Three Political Items To Watch

#1 Riddle me this.  If the Democrats fare well in the midterm election this won’t Republican anger really get going when they wake on up November 7th and contemplate four more years of President Obama?  Seems like low-hanging fruit could be vulnerable in places where the Rs have some leverage. So what’s an initiative that Republicans think is  federal overreach, that a lot of state officials/legislators aren’t that enthused about, and that you could undo in red states with minimal disruption and cost? I can think of one…Common Core standards and assessments!  On the other hand, if the Republicans do well in November they’re going to roll back some Obama Administration education initiatives – with Romney and Santorum the only question is by how much not whether that’s going to happen.  So what’s a big initiative they see as federal overreach and could back off of through executive action?  Oh wait, I can think of one…Common Core standards and assessments!  I’m generally in favor of the Common Core, though for reasons other than what many are expecting it to do, but the politics do seem trickier than is generally being acknowledged in the political dialogue. Common Core supporters seem to think that the opposition is just a few people with email lists, that’s a misreading of the environment out there.  So isn’t Common Core’s basic challenge to become deeply ingrained enough to survive before January 2013?  This isn’t binary btw – meaning the choice isn’t Core or no Core.  Rather the issue is whether there is some significant peel-off.
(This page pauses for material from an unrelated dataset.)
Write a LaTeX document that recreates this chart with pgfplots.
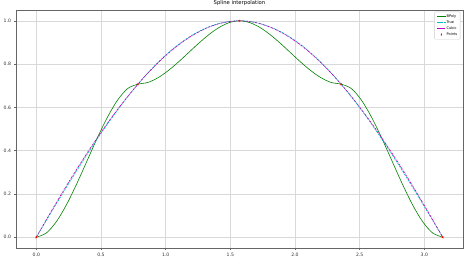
\documentclass[border=0pt]{standalone}
\usepackage{fontspec}
\setmainfont{DejaVu Sans}
\usepackage{pgfplots}
\usepackage{pgfplotstable}
\pgfplotsset{compat=1.18}
\pgfplotstableread{
x true cubic bpoly
0 0 0 0
0.078540 0.078459 0.082016 0.019799
0.157080 0.156434 0.162205 0.073539
0.235619 0.233445 0.240312 0.152735
0.314159 0.309017 0.316078 0.248902
0.392699 0.382683 0.389245 0.353553
0.471239 0.453990 0.459557 0.458205
0.549779 0.522499 0.526758 0.554372
0.628319 0.587785 0.590588 0.633568
0.706858 0.649448 0.650789 0.687308
0.785398 0.707107 0.707107 0.707107
0.863938 0.760406 0.759282 0.715308
0.942478 0.809017 0.807058 0.737568
1.021018 0.852640 0.850178 0.770372
1.099557 0.891007 0.888383 0.810205
1.178097 0.923880 0.921416 0.853553
1.256637 0.951057 0.949020 0.896902
1.335177 0.972370 0.970940 0.936735
1.413717 0.987688 0.986918 0.969539
1.492257 0.996917 0.996694 0.991799
1.570796 1 1 1
1.649336 0.996917 0.996694 0.991799
1.727876 0.987688 0.986918 0.969539
1.806416 0.972370 0.970940 0.936735
1.884956 0.951057 0.949020 0.896902
1.963495 0.923880 0.921416 0.853553
2.042035 0.891007 0.888383 0.810205
2.120575 0.852640 0.850178 0.770372
2.199115 0.809017 0.807058 0.737568
2.277655 0.760406 0.759282 0.715308
2.356194 0.707107 0.707107 0.707107
2.434734 0.649448 0.650789 0.687308
2.513274 0.587785 0.590588 0.633568
2.591814 0.522499 0.526758 0.554372
2.670354 0.453990 0.459557 0.458205
2.748894 0.382683 0.389245 0.353553
2.827433 0.309017 0.316078 0.248902
2.905973 0.233445 0.240312 0.152735
2.984513 0.156434 0.162205 0.073539
3.063053 0.078459 0.082016 0.019799
3.141593 0 0 0
}\datatable
\pgfplotstableread{
x y
0 0
0.785398 0.707107
1.570796 1
2.356194 0.707107
3.141593 0
}\pointtable
\definecolor{mplgreen}{RGB}{0,128,0}
\definecolor{mplcyan}{RGB}{0,191,191}
\definecolor{mplmag}{RGB}{191,0,191}
\begin{document}
\begin{tikzpicture}
\useasboundingbox (0,0) rectangle (474bp,262bp);
\begin{axis}[
  at={(16bp,14bp)}, anchor=south west,
  scale only axis, width=447bp, height=238bp,
  xmin=-0.15708, xmax=3.29867, ymin=-0.05, ymax=1.05,
  xtick={0,0.5,...,3.0}, ytick={0,0.2,...,1.0},
  xtick pos=bottom, ytick pos=left,
  xticklabel style={/pgf/number format/.cd, fixed, fixed zerofill, precision=1},
  yticklabel style={/pgf/number format/.cd, fixed, fixed zerofill, precision=1},
  /pgf/number format/assume math mode=true,
  ticklabel style={font=\fontsize{4.6}{5.5}\selectfont, text=black!80},
  tick align=outside, major tick length=1.5bp,
  tick style={black!60, line width=0.4bp},
  axis line style={black!60, line width=0.5bp},
  grid=major, grid style={gray!30, line width=0.5bp},
  title={Spline interpolation},
  title style={font=\fontsize{5.3}{6.3}\selectfont, yshift=-5.5bp},
  legend style={at={(0.994,0.993)}, anchor=north east, font=\fontsize{3.6}{4.2}\selectfont,
    draw=gray!40, rounded corners=0.8bp, row sep=0.6bp, inner xsep=2.2bp, inner ysep=2bp,
    nodes={inner sep=0.6bp}},
  legend cell align=left,
  legend image post style={xscale=0.5},
]
\addplot[mplgreen, line width=0.6bp, smooth] table[x=x, y=bpoly] {\datatable};
\addlegendentry{BPoly}
\addplot[mplcyan, line width=0.6bp, dash pattern=on 2.2bp off 1bp, smooth] table[x=x, y=true] {\datatable};
\addlegendentry{True}
\addplot[mplmag, line width=0.6bp, dash pattern=on 2.2bp off 0.8bp on 0.5bp off 0.8bp, smooth] table[x=x, y=cubic] {\datatable};
\addlegendentry{Cubic}
\addplot[only marks, red, mark=star, mark size=1.2bp, mark options={line width=0.4bp}] table[x=x, y=y] {\pointtable};
\addlegendentry{Points}
\end{axis}
\end{tikzpicture}
\end{document}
#2 It’s no secret within Virginia or outside of it that Governor Bob McDonnell would like to be Vice President come 2013. And who can blame him.  But did the lack of action on education in Virginia during the almost concluded legislative session hurt him?  Republican legislators found all kinds of time to debate a variety of social measures – including some pretty far out there provisions on women’s health that put the governor in a political vise.  But they couldn’t get it together to pass any meaningful education reform – for instance expanding school choice in a state that’s an embarrassment on an increasingly mainstream issue.  Don Soifer tries to put lipstick on a pig with regard to the pending charter law revisions but if anyone thinks it’s going to change the status quo then I’ve got some ocean view property to sell you in Virginia’s lovely Floyd County.  Meanwhile some of the other Republican  governors are getting a lot done on schools.  Why didn’t the governor go big on education? It’s a real need for the commonwealth and would have been a strong calling card, something the governor needs given the dynamics of the GOP contest and his profile.  And there is plenty that can happen absent a constitutional change with strong leadership.

#3 Speaking of vises (with an ‘s’ not the more fun ‘c’ kind).  Seems like the ground is starting to shift under the teachers unions some. Some of their leaders are trying to respond to the pressure for reform by striking some deals and trying to move things forward and are now increasingly attacked from both sides – for being insufficiently reformist and being too pro-reform.  It’s an old story in certain instances (see how to win a local teachers union election 101) but seems to be becoming more widespread.  Big signal: When the leader of New York’s state teachers’ organization has to push back on Washington Post reporter/propagandist Valerie Strauss because of a bunch of misinformation about a deal he was party to it’s a sign that the alignment is shifting. And more teachers union leaders are starting to discuss the challenges of being significantly cross-pressured. Or it’s a sign that things are going to get crazier and more contentious? Or both? Also speaking of NY and teacher eval, good overview of situation there via Andrew Ujifusa.

One Reply to “Three Political Items To Watch”

  1. Highlight of the EdWeek article:
    One district has shown recently that even when union and district leaders strike a deal on evaluations, there is no guarantee that state officials will smile on it.
    In early March, state education officials rejected a plan from the Buffalo school system and union officials to exclude the scores of chronically absent students from evaluations, the Buffalo News reported last week. Subsequently, the newspaper reported, the teachers rejected a request from the Buffalo school board to drop the provision that excludes results from chronically absent students.